Task description → Write out the data again exactly, skipping every picture.

Data shown →

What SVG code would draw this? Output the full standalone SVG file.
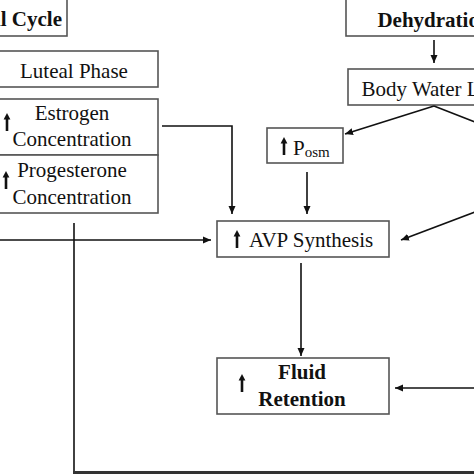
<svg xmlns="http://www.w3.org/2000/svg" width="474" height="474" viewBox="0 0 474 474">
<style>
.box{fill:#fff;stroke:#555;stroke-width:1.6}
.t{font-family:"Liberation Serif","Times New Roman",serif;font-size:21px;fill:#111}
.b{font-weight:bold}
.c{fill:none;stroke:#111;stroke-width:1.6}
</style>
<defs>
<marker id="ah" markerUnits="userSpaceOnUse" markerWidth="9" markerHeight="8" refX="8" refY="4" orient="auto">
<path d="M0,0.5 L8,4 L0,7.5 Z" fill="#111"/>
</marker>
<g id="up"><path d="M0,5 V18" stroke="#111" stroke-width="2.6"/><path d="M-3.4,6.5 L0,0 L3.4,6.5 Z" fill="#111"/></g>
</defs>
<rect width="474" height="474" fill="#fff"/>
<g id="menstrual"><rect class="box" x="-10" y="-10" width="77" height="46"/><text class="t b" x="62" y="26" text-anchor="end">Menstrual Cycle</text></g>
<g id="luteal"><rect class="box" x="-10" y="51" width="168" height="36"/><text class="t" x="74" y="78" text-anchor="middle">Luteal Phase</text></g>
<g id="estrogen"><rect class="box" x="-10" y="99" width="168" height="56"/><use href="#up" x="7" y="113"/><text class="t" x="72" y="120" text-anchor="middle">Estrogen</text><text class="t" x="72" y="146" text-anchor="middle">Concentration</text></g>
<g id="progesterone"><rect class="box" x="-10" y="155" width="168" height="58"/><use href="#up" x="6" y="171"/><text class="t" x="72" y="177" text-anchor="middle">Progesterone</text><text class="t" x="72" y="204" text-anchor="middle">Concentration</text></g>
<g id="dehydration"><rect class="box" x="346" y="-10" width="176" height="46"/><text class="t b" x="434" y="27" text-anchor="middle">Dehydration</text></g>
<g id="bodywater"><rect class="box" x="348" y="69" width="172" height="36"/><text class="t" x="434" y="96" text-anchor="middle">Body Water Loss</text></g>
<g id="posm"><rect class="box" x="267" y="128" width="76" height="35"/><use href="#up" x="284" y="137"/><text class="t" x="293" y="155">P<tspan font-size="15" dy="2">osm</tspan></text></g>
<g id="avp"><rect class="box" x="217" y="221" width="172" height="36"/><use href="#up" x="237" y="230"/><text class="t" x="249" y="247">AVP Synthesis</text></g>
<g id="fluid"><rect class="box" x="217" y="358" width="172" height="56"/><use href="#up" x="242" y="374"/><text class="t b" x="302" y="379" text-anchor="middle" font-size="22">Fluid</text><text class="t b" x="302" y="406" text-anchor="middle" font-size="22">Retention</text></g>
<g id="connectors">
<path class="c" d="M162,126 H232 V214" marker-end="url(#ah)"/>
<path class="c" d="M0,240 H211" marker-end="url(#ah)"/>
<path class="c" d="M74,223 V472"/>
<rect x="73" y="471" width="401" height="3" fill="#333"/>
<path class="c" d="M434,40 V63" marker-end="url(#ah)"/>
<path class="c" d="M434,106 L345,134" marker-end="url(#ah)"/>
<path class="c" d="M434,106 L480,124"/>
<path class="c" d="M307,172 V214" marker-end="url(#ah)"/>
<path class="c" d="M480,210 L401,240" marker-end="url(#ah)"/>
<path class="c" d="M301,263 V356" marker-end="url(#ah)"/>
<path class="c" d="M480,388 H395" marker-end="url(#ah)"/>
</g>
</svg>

Answer below →
What SVG code would draw this? Output the full standalone SVG file.
<svg xmlns="http://www.w3.org/2000/svg" width="474" height="474" viewBox="0 0 474 474">
<style>
.box{fill:#fff;stroke:#555;stroke-width:1.6}
.t{font-family:"Liberation Serif","Times New Roman",serif;font-size:21px;fill:#111}
.b{font-weight:bold}
.c{fill:none;stroke:#111;stroke-width:1.6}
</style>
<defs>
<marker id="ah" markerUnits="userSpaceOnUse" markerWidth="9" markerHeight="8" refX="8" refY="4" orient="auto">
<path d="M0,0.5 L8,4 L0,7.5 Z" fill="#111"/>
</marker>
<g id="up"><path d="M0,5 V18" stroke="#111" stroke-width="2.6"/><path d="M-3.4,6.5 L0,0 L3.4,6.5 Z" fill="#111"/></g>
</defs>
<rect width="474" height="474" fill="#fff"/>
<g id="menstrual"><rect class="box" x="-10" y="-10" width="77" height="46"/><text class="t b" x="62" y="26" text-anchor="end">Menstrual Cycle</text></g>
<g id="luteal"><rect class="box" x="-10" y="51" width="168" height="36"/><text class="t" x="74" y="78" text-anchor="middle">Luteal Phase</text></g>
<g id="estrogen"><rect class="box" x="-10" y="99" width="168" height="56"/><use href="#up" x="7" y="113"/><text class="t" x="72" y="120" text-anchor="middle">Estrogen</text><text class="t" x="72" y="146" text-anchor="middle">Concentration</text></g>
<g id="progesterone"><rect class="box" x="-10" y="155" width="168" height="58"/><use href="#up" x="6" y="171"/><text class="t" x="72" y="177" text-anchor="middle">Progesterone</text><text class="t" x="72" y="204" text-anchor="middle">Concentration</text></g>
<g id="dehydration"><rect class="box" x="346" y="-10" width="176" height="46"/><text class="t b" x="434" y="27" text-anchor="middle">Dehydration</text></g>
<g id="bodywater"><rect class="box" x="348" y="69" width="172" height="36"/><text class="t" x="434" y="96" text-anchor="middle">Body Water Loss</text></g>
<g id="posm"><rect class="box" x="267" y="128" width="76" height="35"/><use href="#up" x="284" y="137"/><text class="t" x="293" y="155">P<tspan font-size="15" dy="2">osm</tspan></text></g>
<g id="avp"><rect class="box" x="217" y="221" width="172" height="36"/><use href="#up" x="237" y="230"/><text class="t" x="249" y="247">AVP Synthesis</text></g>
<g id="fluid"><rect class="box" x="217" y="358" width="172" height="56"/><use href="#up" x="242" y="374"/><text class="t b" x="302" y="379" text-anchor="middle" font-size="22">Fluid</text><text class="t b" x="302" y="406" text-anchor="middle" font-size="22">Retention</text></g>
<g id="connectors">
<path class="c" d="M162,126 H232 V214" marker-end="url(#ah)"/>
<path class="c" d="M0,240 H211" marker-end="url(#ah)"/>
<path class="c" d="M74,223 V472"/>
<rect x="73" y="471" width="401" height="3" fill="#333"/>
<path class="c" d="M434,40 V63" marker-end="url(#ah)"/>
<path class="c" d="M434,106 L345,134" marker-end="url(#ah)"/>
<path class="c" d="M434,106 L480,124"/>
<path class="c" d="M307,172 V214" marker-end="url(#ah)"/>
<path class="c" d="M480,210 L401,240" marker-end="url(#ah)"/>
<path class="c" d="M301,263 V356" marker-end="url(#ah)"/>
<path class="c" d="M480,388 H395" marker-end="url(#ah)"/>
</g>
</svg>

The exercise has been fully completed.